The Osaka High Court overturned an earlier decision of the Osaka District Court concerning the identification of companies whose employees died of overwork. The decision was upheld on Tuesday by the Japanese Supreme Court following appeal from civic groups to have the companies named.
According to the Osaka High Court, having brain and cardiovascular diseases as the causes of death of employees does not prove that companies have been negligent of their workers’ welfare. The high court also stated that such does not guarantee the violation of laws by companies, adding that the release of the companies’ names will only risk their reputation. Civic groups have made appeals to the high court when it overturned the decision of the Osaka District Court, which stated that doing so does not necessarily put involved companies to blame. The district court affirmed that companies involved should be named.

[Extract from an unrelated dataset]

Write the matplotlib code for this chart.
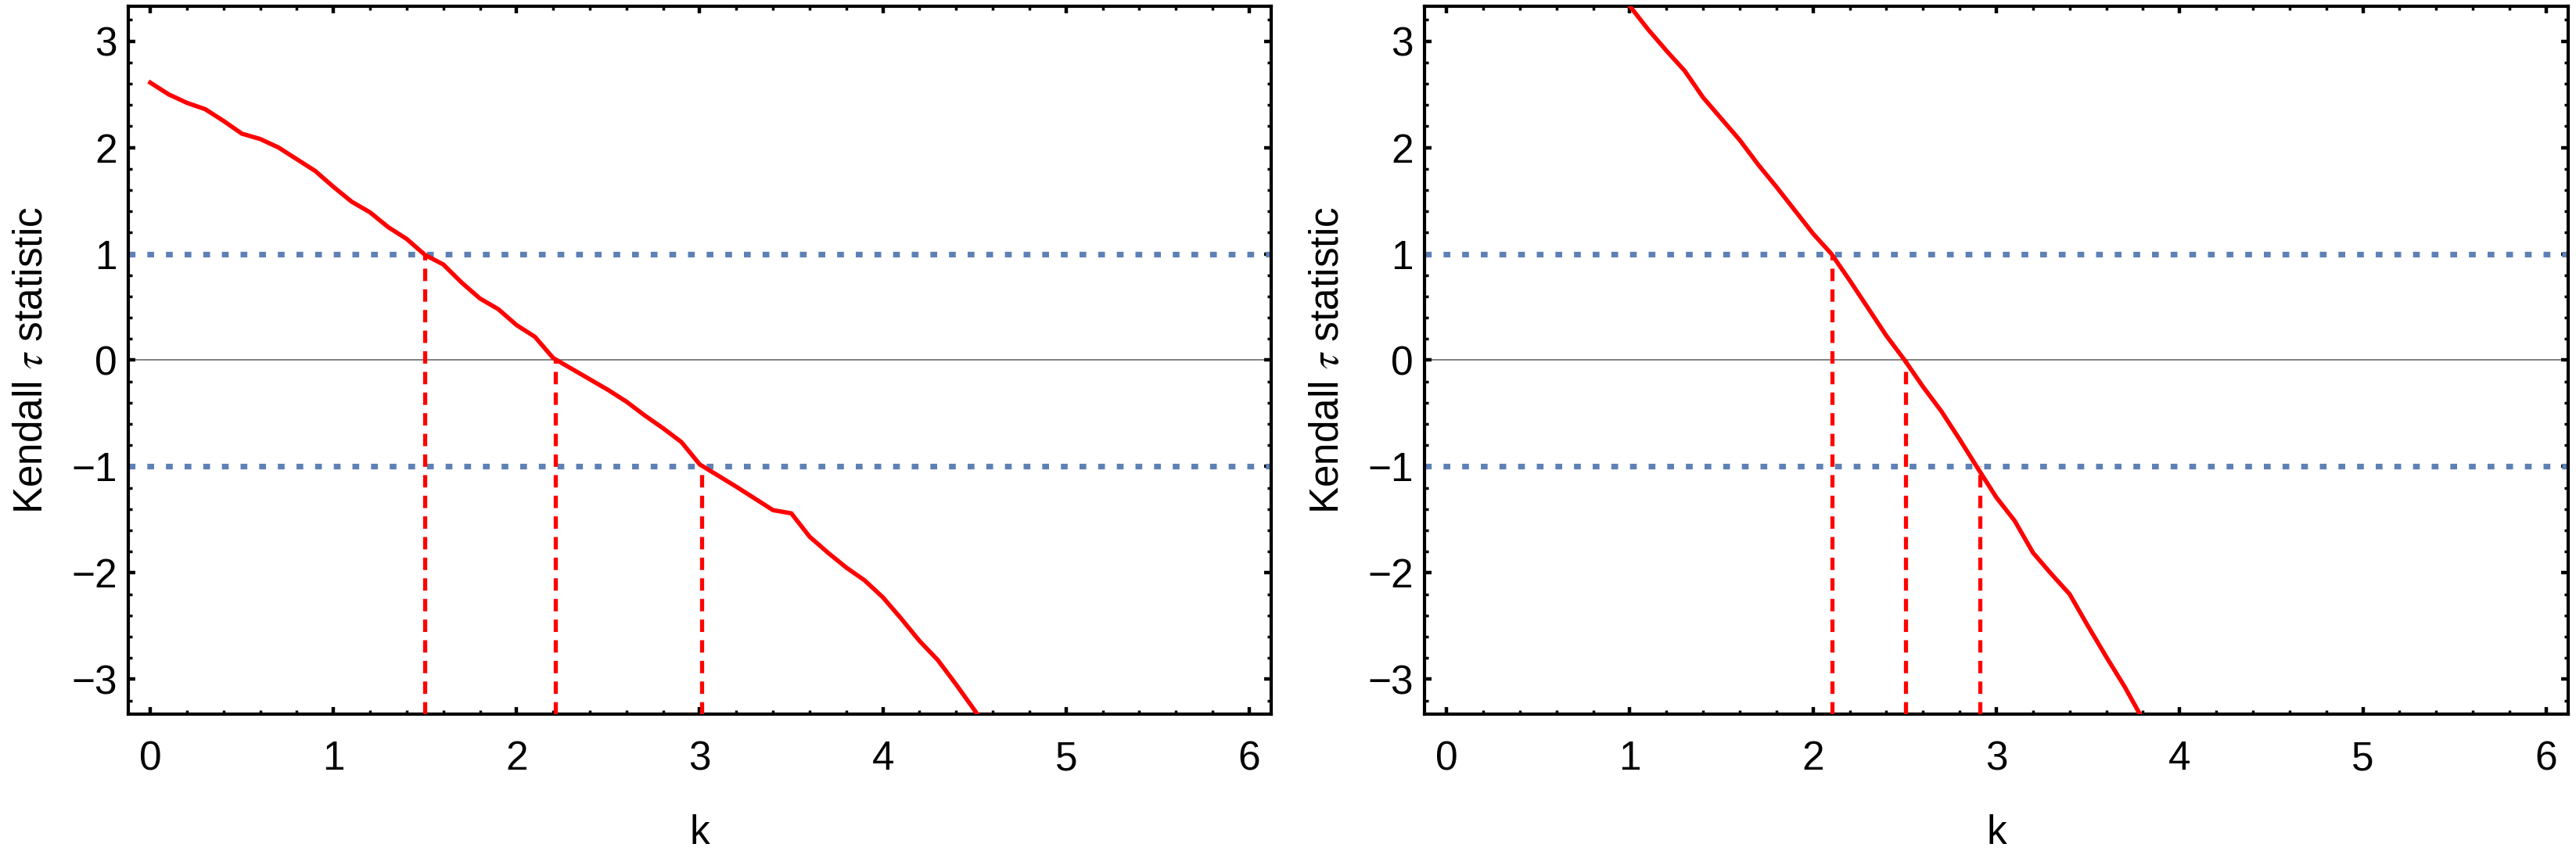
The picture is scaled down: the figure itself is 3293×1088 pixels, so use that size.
import matplotlib
matplotlib.use("Agg")
import matplotlib.pyplot as plt
from matplotlib.ticker import MultipleLocator

plt.rcParams['font.family'] = ['Liberation Sans', 'DejaVu Sans']
plt.rcParams['mathtext.fontset'] = 'stix'
plt.rcParams['axes.unicode_minus'] = True

# values, k in steps of 0.1
k_left = [0.0, 0.1, 0.2, 0.3, 0.4, 0.5, 0.6, 0.7, 0.8, 0.9,
          1.0, 1.1, 1.2, 1.3, 1.4, 1.5, 1.6, 1.7, 1.8, 1.9,
          2.0, 2.1, 2.2, 2.3, 2.4, 2.5, 2.6, 2.7, 2.8, 2.9,
          3.0, 3.1, 3.2, 3.3, 3.4, 3.5, 3.6, 3.7, 3.8, 3.9,
          4.0, 4.1, 4.2, 4.3, 4.4, 4.5, 4.6]
tau_left = [2.61, 2.50, 2.42, 2.36, 2.25, 2.13, 2.08, 2.00, 1.89, 1.78,
            1.63, 1.49, 1.39, 1.25, 1.14, 0.99, 0.90, 0.73, 0.58, 0.48,
            0.33, 0.22, 0.02, -0.08, -0.18, -0.28, -0.39, -0.52, -0.64, -0.77,
            -0.98, -1.085, -1.19, -1.30, -1.41, -1.44, -1.66, -1.81, -1.95, -2.07,
            -2.23, -2.43, -2.64, -2.82, -3.05, -3.29, -3.55]

k_right = [0.9, 1.0, 1.1, 1.2, 1.3, 1.4, 1.5, 1.6, 1.7, 1.8, 1.9,
           2.0, 2.1, 2.2, 2.3, 2.4, 2.5, 2.6, 2.7, 2.8, 2.9,
           3.0, 3.1, 3.2, 3.3, 3.4, 3.5, 3.6, 3.7, 3.8]
tau_right = [3.55, 3.33, 3.11, 2.91, 2.72, 2.47, 2.27, 2.07, 1.84, 1.63, 1.41,
             1.19, 1.00, 0.75, 0.49, 0.23, 0.00, -0.25, -0.48, -0.745, -1.02,
             -1.29, -1.51, -1.81, -2.01, -2.20, -2.50, -2.79, -3.07, -3.38]

# where the curve crosses the levels +1, 0, -1
levels = [1, 0, -1]
cross_left = [1.50, 2.21, 3.01]
cross_right = [2.105, 2.505, 2.91]

blue = '#5E81B5'
ylo, yhi = -3.328, 3.328

fig = plt.figure(figsize=(32.93, 10.88), dpi=100)
ax1 = fig.add_axes([0.0498, 0.16085, 0.44367, 0.8318])
ax2 = fig.add_axes([0.55299, 0.16085, 0.44397, 0.8318])

for ax, kk, tt, cross in [(ax1, k_left, tau_left, cross_left),
                          (ax2, k_right, tau_right, cross_right)]:
    ax.axhline(0, color='#808080', lw=1.4, zorder=1)
    for lev in [1, -1]:
        ax.axhline(lev, color=blue, lw=5.2, linestyle=(0, (1.2, 2.1)),
                   dash_capstyle='butt', zorder=2)
    for kc, lev in zip(cross, levels):
        ax.plot([kc, kc], [ylo, lev], color='red', lw=3.8,
                linestyle=(0, (3.0, 2.0)), dash_capstyle='butt', zorder=3)
    ax.plot(kk, tt, color='red', lw=4.0, zorder=4)

    ax.set_xlim(-0.12, 6.12)
    ax.set_ylim(ylo, yhi)
    ax.xaxis.set_major_locator(MultipleLocator(1))
    ax.xaxis.set_minor_locator(MultipleLocator(0.2))
    ax.yaxis.set_major_locator(MultipleLocator(1))
    ax.yaxis.set_minor_locator(MultipleLocator(0.2))
    ax.tick_params(which='both', direction='in', top=True, right=True,
                   labelsize=37, colors='black')
    ax.tick_params(which='major', length=6.5, width=3.2)
    ax.tick_params(which='minor', length=3.8, width=2.5)
    ax.tick_params(axis='x', pad=24)
    ax.tick_params(axis='y', pad=10)
    for sp in ax.spines.values():
        sp.set_linewidth(3.0)
    ax.set_xlabel('k', fontsize=37, labelpad=33)
    ax.set_ylabel(r'Kendall $\tau$ statistic', fontsize=37, labelpad=19)

fig.savefig('out.png', dpi=100)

The civic groups have requested for the Osaka Labour Bureau back in March 2009 to release the name of companies whose employees suffered from physical infirmities related to their post because of prolonged working hours. Some have died because of stroke and heart attacks, two of the common and top causes of death resulting from overwork, commonly referred to as karoshi. Too much stress from work also aggravates poor health condition of an employee, if not leads to cardiovascular diseases or stroke. Other illnesses are also said to have caused death among overworked employees. There is also a concern over increasing karojisatsu or “suicide caused by overwork” among employees in the country.